How I Use Strategic Prayer To Help A Child In Crisis
When I was younger, my worldview was black and white. The longer I work in ministry the more I am reminded that gray is a color too. Several years ago we had the privilege of coaching a family who was fostering a child who was walking through a very difficult season. After several months of escalating emotion, the decision was made for the child to be placed in a pediatric behavioral health facility. The choice was not an easy one – but it was the best one for that moment, for that kiddo. Given the complexity of the situation and the size of our organization at the time (very small!), we decided to travel to be with the family during this time.
Sitting in the car with the Hubs on the way to the hospital I just prayed. I had never been inside a place like this, and truly had no idea what to expect. On the other side of several years ministering in this space, I have now experienced many sides to these types of interventions and have a long list of trauma related conferences, teachings and break out sessions under my belt. But at this point in our ministry journey this was taking it to a whole ‘nother level. But we were both convicted that this was where we needed to be.
We walked in and prayed using our strategic prayer approach with the family while sitting in a sea of other families. Just sitting quietly on cracked leather-looking chairs in a variety of drab colors. The well-worn carpet and yellow-hued- walls did not provide an inviting ambiance in the waiting room. Some people scrolled through their phones, others talked (somewhat loudly) on their cells. Very few talked to each other. Our little group huddled together and invited the Holy Spirit into this space.
I personally could feel the difference as we prayed and praised in the middle of one of the most hopeless feeling spaces I have ever experienced.
As families were called back by name, I felt a Holy Spirit prompting to include myself in the grouping. I took the moms hand and softly conveyed intention. She had yet to be called back, as the child was not accepting visitors even though it was visiting hours.

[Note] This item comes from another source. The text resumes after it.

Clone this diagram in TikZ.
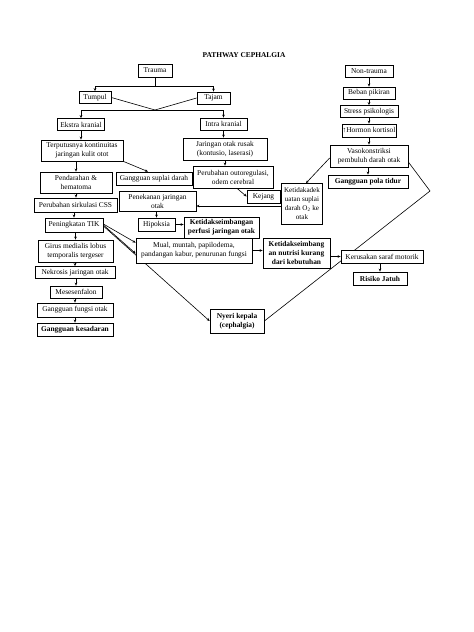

I walked back with the others, and found an arts and crafts space that was populated with patients and family members alike. I milled around holding a care package from our Ignite Hope family and wondering how to gain further access. Falling back on my faith, I did what I’ve learned to do – I prayed it up and down.
When a nurse came up to me to ask who I was here to see I gave the child’s name and at the last second the Spirit reminded me of the child’s birth last name which is how the insurance was still listed. Y’all – full disclosure – there’s pretty much no way I would have been able to have pulled that out of thin air – that was all Jesus.
The child heard my voice and heard that name. I heard a soft sweet voice calling my name down the hallway. The next thing I knew, I was being enveloped in the biggest bear hug! My heart literally leapt! Suddenly, all the praying, the wondering, the worrying (yes worrying – I am a work in progress y’all – but God’s not done with me yet) just made sense.
God gave me the gift of seeing, and hugging and praying with and over this child with my own eyes when the family could not get in to do these things. I was able to hand over gifts that were hand picked. I was able to convey messages of love, belonging and hope. And then God allowed me to share what I saw, and said and prayed to the family that waited and prayed on the other side of locked and closed doors.
The hopeless, pressing feeling I experienced when I walked in lightened when we invited the Holy Spirit into that space. As I sat in the back praying and listening and just holding a child who has seen and experienced more than any child, no – more than any human ever should have had to, I sat surrounded by dozens more hurting souls. I use strategic prayer for healing, for protection, and for peace. One person praying in the midst of pain.
And God met us all there and it was tangible. It was powerful. It was real.
Sometimes, I will hear people say, “I want to do something real, not just pray,” In my flesh – I get that, we want to see something with our own eyes. But God’s word says that real faith is believing without seeing. And sometimes (most of the time) the most real thing you can do is to battle on your knees in the Heavenlies for the hurting, for those who feel hopeless, and invite the Holy Spirit in to do what you could never do- bring in the healing that we all desperately need.